Repeat exactly the stretch of lines from the line containing "Recreate this image" through the line containing "const chart = echarts.init(document.getElementById('chart'))", both included, and nothing else.

--- start of SUPPLIED DATA ---

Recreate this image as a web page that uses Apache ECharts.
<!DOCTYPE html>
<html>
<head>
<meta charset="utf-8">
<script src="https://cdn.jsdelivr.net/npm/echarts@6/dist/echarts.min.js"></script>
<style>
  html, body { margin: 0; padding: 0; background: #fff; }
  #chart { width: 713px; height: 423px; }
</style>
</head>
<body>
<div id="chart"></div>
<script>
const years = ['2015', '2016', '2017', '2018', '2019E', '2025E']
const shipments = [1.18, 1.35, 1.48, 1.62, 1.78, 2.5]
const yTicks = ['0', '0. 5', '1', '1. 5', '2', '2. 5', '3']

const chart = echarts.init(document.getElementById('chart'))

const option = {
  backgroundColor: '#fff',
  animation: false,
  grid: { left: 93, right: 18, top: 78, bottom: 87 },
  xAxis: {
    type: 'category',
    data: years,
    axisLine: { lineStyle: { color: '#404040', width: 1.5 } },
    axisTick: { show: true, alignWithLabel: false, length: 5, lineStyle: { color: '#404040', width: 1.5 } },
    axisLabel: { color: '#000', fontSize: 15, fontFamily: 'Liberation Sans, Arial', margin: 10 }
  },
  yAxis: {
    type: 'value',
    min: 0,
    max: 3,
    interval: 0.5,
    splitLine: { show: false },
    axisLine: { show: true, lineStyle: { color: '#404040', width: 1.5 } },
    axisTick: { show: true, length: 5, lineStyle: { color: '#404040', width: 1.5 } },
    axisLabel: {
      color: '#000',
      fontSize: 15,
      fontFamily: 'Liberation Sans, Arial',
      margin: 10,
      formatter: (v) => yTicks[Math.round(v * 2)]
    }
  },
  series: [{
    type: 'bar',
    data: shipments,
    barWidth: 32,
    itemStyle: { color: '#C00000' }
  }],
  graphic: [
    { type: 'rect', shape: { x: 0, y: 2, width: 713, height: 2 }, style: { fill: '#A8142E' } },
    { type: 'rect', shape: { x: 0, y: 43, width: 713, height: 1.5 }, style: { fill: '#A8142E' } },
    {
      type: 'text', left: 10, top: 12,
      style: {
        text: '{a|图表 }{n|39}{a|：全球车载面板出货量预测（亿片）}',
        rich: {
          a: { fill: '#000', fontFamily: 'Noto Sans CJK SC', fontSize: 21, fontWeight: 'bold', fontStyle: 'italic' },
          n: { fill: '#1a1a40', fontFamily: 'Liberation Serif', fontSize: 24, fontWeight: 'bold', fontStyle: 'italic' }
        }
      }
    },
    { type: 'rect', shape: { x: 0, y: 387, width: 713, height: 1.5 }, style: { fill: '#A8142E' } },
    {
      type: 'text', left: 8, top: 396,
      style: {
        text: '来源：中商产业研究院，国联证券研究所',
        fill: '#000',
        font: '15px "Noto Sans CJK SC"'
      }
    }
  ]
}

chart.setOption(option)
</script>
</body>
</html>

--- end of SUPPLIED DATA ---
--- start of SUPPLIED DATA ---

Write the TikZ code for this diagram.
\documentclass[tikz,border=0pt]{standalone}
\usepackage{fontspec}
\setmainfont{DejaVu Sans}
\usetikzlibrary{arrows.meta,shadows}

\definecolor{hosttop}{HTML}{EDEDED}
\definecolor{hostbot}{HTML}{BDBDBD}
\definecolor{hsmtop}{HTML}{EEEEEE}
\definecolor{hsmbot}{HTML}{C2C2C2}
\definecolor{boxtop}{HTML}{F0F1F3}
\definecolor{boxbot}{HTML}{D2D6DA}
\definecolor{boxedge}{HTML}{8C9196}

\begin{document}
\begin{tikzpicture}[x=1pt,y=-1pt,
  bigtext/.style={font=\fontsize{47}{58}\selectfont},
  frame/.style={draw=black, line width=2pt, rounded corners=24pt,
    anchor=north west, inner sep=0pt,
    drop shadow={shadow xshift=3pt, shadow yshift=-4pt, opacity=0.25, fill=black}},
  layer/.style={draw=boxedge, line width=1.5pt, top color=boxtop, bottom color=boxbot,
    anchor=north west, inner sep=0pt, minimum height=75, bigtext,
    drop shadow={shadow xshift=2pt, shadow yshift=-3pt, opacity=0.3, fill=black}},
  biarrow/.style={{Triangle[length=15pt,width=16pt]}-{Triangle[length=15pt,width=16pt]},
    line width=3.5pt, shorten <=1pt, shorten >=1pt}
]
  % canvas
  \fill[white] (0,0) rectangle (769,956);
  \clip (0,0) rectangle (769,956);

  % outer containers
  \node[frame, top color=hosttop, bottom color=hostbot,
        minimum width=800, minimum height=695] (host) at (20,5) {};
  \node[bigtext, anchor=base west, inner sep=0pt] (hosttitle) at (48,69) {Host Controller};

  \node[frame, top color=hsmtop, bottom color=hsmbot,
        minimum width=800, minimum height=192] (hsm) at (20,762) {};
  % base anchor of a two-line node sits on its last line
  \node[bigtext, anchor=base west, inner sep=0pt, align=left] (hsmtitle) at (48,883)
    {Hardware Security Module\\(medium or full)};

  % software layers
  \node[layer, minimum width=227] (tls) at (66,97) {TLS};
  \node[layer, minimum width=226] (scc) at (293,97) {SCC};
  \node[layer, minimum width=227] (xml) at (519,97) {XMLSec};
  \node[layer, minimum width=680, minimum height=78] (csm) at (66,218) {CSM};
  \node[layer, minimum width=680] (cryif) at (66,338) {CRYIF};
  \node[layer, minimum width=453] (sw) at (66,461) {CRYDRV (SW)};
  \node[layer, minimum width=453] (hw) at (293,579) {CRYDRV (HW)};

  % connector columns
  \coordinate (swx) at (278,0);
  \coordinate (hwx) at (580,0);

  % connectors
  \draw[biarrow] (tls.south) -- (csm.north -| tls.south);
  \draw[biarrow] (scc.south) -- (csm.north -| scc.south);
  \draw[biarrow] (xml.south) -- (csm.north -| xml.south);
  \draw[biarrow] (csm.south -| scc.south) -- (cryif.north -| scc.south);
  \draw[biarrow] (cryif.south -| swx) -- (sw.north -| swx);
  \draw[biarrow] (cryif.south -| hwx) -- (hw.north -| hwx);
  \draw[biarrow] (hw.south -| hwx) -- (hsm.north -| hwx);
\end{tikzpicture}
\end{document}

--- end of SUPPLIED DATA ---

> PROBLEM SOLUTION
Recreate this image as a web page that uses Apache ECharts.
<!DOCTYPE html>
<html>
<head>
<meta charset="utf-8">
<script src="https://cdn.jsdelivr.net/npm/echarts@6/dist/echarts.min.js"></script>
<style>
  html, body { margin: 0; padding: 0; background: #fff; }
  #chart { width: 713px; height: 423px; }
</style>
</head>
<body>
<div id="chart"></div>
<script>
const years = ['2015', '2016', '2017', '2018', '2019E', '2025E']
const shipments = [1.18, 1.35, 1.48, 1.62, 1.78, 2.5]
const yTicks = ['0', '0. 5', '1', '1. 5', '2', '2. 5', '3']

const chart = echarts.init(document.getElementById('chart'))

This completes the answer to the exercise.